Our F test statistic behaves better, though. Note that if we are testing the null that \(\boldsymbol{\beta}= \boldsymbol{0}\), then we can write the test statistic in terms of \(R^2\) and \(P / N\):
\[ \phi = \frac{N-P}{P} \frac{\hat{\boldsymbol{Y}}^\intercal\hat{\boldsymbol{Y}}}{\hat{\boldsymbol{\varepsilon}}^\intercal\hat{\boldsymbol{\varepsilon}}} = \frac{N-P}{P} \frac{ESS}{RSS} = \frac{1 - P / N}{P / N} \frac{R^2}{1 - R^2} = \frac{\frac{1}{P/N} - 1} {\frac{1}{R^2} - 1}. \]
As \(P\), the number of included regressors, goes from \(0\) to \(N\), both \(P/N\) and \(R^2\) increase monotonically from \(0\) to \(1\). Therefore both \(\frac{1}{P/N} - 1\) and \(\frac{1}{R^2} - 1\) decrease monotonically from \(\infty\) to \(0\). In particular,
- Increasing \(P\) increases \(P/N\), decreases \(\frac{1}{P/N} - 1\), and decreases \(\phi\), and
- Increasing \(P\) increases \(R^2\), decreases \(\frac{1}{R^2} - 1\), and increases \(\phi\).
But they may do so at different rates! Adding a regressor increases \(P/N\) by \(1/N\), but it may increase \(R^2\) by more than that (if it is a very highly explanatory regressor) or less than that (if it is not very good at explaining the residuals from the previous fit). In other words, adding a “good” regressor will increase the F-test statistic and adding a “bad” regressor will decrease the F-test statistic.

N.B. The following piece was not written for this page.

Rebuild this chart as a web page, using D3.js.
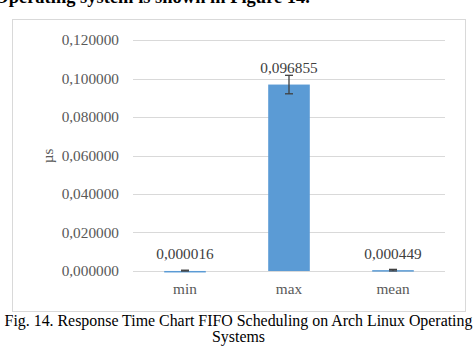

Forward stepwise regression
One might be tempted to perform the following procedure:
- Start with no regressors
- One at a time, add the regressor that increases the F-statistic the most
- Stop when the F-test does not increase with the next regressor
Although sensible, this no longer has any coverage guarantees, since the set of variables is not independent of the actual F-statistics themselves. So in order to choose where to stop, we need a different criterion: an estimate of the predictive error, which we will talk about in our machine learning unit.